It is a matter of some relief that the Durango Board of Ethics cleared City Councilor Chris Bettin, City Manager Ron LeBlanc, and, indirectly, former mayor and Durango Land and Homes co-owner Christina Rinderle (also Bettin’s business and personal partner) of engaging “in a substantial financial transaction for the public official’s private business purposes with a person the city official inspects or supervises in the course of the city official’s official duties.”
This provision of the city’s code of ethics is intended to avoid conflicts of interest, that is, to avert any act that abuses the trust that the citizens have placed in their elected or appointed officials.

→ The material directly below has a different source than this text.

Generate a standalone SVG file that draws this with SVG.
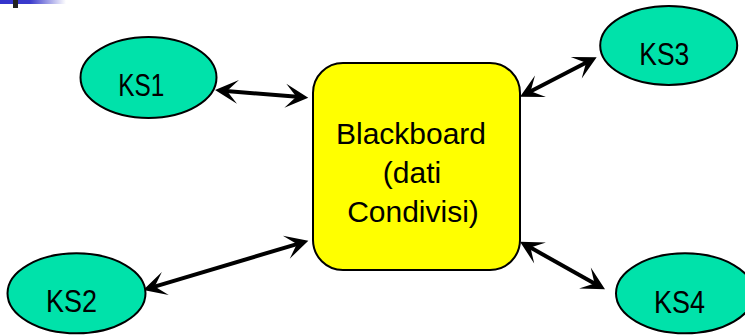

A conflict of interest may be actual, apparent or potential. Given the complaints that emerged, the proposed real estate transaction (now completed) was an apparent conflict of interest – one in which a reasonable person would think that the parties’ judgment is likely to be compromised. It may well have had the potential of evolving into an actual conflict of interest.

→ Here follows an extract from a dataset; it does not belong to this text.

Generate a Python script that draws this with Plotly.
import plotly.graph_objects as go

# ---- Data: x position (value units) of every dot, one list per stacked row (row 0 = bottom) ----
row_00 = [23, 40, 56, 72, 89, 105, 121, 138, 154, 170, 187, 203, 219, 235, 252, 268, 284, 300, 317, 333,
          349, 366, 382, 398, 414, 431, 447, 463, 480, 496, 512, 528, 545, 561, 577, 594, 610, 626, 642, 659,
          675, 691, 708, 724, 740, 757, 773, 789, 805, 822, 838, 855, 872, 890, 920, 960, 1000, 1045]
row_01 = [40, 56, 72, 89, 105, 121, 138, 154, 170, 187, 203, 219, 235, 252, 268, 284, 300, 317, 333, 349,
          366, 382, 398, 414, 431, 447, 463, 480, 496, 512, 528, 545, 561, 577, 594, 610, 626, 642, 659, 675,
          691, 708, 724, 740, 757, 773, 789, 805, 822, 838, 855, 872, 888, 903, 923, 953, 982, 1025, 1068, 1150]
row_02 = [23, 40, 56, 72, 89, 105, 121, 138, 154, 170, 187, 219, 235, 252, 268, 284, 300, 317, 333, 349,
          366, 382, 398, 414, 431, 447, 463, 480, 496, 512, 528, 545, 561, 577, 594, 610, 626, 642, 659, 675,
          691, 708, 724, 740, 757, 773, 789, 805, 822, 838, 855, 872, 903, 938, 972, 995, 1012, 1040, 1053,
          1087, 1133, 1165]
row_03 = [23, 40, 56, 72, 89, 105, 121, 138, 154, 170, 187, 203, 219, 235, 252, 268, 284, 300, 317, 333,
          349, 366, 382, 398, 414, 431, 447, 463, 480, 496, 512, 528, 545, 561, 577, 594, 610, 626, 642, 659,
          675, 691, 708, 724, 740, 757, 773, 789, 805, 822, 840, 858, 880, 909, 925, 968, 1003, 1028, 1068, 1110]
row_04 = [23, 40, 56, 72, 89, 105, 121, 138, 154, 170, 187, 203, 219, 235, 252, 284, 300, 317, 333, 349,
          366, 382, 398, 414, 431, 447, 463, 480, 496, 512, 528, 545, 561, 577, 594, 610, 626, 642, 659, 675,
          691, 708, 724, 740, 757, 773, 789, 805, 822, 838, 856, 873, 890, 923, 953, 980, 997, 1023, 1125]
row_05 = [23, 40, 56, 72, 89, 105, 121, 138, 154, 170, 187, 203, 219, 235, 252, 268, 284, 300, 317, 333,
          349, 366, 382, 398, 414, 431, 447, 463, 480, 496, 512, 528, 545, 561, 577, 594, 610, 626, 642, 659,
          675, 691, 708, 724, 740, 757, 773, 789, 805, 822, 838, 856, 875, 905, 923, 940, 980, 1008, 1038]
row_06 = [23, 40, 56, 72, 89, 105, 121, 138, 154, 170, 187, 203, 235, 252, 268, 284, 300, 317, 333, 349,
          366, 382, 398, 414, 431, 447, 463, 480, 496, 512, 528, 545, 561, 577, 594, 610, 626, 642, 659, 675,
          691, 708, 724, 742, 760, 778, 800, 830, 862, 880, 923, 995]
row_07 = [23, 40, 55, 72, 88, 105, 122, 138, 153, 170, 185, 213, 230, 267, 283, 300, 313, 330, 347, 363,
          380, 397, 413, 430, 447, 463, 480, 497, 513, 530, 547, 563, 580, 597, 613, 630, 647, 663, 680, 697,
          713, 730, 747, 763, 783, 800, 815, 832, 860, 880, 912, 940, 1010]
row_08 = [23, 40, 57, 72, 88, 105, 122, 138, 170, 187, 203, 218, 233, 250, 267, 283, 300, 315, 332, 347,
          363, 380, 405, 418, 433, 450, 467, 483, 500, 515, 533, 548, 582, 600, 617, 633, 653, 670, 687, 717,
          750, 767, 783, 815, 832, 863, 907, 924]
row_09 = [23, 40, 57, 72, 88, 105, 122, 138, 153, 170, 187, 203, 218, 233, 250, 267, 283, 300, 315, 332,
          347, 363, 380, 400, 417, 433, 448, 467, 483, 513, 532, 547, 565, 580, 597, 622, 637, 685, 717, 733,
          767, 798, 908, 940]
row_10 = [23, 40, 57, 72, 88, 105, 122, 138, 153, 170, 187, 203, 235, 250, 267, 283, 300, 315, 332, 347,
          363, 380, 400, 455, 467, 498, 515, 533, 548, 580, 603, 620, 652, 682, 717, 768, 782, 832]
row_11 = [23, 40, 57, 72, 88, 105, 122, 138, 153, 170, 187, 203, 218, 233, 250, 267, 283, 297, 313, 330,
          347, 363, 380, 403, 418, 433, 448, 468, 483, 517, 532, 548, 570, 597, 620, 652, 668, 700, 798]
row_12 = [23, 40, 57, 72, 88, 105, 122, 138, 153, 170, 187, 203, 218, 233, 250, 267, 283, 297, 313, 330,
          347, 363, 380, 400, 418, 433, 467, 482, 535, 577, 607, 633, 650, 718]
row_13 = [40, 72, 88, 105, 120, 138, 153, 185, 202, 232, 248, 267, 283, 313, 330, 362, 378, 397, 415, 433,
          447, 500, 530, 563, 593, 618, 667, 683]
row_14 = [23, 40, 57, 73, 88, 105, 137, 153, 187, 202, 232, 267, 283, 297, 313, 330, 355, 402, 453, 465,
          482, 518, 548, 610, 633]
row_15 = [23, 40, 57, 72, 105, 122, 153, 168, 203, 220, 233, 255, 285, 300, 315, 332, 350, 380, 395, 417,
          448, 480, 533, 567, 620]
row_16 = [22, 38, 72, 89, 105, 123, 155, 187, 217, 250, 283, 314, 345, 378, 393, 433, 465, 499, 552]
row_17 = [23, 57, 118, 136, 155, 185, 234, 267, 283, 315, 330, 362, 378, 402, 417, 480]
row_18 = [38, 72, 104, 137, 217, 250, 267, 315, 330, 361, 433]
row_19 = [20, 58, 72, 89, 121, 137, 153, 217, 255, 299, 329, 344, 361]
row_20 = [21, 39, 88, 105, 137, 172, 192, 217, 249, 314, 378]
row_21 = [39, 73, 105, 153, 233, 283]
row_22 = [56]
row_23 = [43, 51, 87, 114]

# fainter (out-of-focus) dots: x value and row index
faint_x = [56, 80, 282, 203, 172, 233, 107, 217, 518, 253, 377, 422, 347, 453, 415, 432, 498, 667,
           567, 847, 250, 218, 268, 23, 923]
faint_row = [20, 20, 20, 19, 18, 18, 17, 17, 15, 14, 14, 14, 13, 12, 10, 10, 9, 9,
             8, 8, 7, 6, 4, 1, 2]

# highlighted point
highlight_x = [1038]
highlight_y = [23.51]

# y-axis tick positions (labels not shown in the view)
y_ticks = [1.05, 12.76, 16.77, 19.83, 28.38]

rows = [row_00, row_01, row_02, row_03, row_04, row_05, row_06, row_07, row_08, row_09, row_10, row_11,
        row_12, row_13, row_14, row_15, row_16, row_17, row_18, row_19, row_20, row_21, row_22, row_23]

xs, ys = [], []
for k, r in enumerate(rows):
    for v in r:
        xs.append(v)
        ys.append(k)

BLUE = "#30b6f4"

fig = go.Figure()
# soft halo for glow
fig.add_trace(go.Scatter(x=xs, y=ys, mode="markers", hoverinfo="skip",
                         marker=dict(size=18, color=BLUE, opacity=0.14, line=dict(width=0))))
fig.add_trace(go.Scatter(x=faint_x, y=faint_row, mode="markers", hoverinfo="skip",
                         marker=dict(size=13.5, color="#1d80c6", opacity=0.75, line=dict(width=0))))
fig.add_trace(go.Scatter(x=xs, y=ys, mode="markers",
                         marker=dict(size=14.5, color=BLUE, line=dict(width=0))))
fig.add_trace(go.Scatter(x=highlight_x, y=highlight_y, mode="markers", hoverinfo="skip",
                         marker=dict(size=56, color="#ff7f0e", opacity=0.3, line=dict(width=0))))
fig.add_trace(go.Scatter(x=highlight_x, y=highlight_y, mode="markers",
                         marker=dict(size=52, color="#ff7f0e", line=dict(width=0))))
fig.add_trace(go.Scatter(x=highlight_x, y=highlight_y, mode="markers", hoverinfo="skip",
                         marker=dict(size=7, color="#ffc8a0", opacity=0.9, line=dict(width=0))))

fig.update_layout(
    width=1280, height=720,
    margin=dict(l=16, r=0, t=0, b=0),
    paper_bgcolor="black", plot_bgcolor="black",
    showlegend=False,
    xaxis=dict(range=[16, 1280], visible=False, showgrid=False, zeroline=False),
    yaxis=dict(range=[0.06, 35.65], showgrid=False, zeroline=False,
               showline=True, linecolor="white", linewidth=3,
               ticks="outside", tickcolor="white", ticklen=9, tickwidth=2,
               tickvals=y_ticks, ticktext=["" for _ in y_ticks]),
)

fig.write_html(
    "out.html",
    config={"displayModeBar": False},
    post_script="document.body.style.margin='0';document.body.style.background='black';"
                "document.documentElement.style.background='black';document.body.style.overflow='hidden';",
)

In situations like this, the prudent action is to consult the Board of Ethics in the very first instance, before an agreement has been finalized, and have the board determine whether or not, in its judgment, the proposed transaction and relationship might develop into a real conflict of interest. If so, it should not be undertaken.
If the Board of Ethics had initially cleared the parties of any substantial conflict, much of the resulting consternation could have been avoided.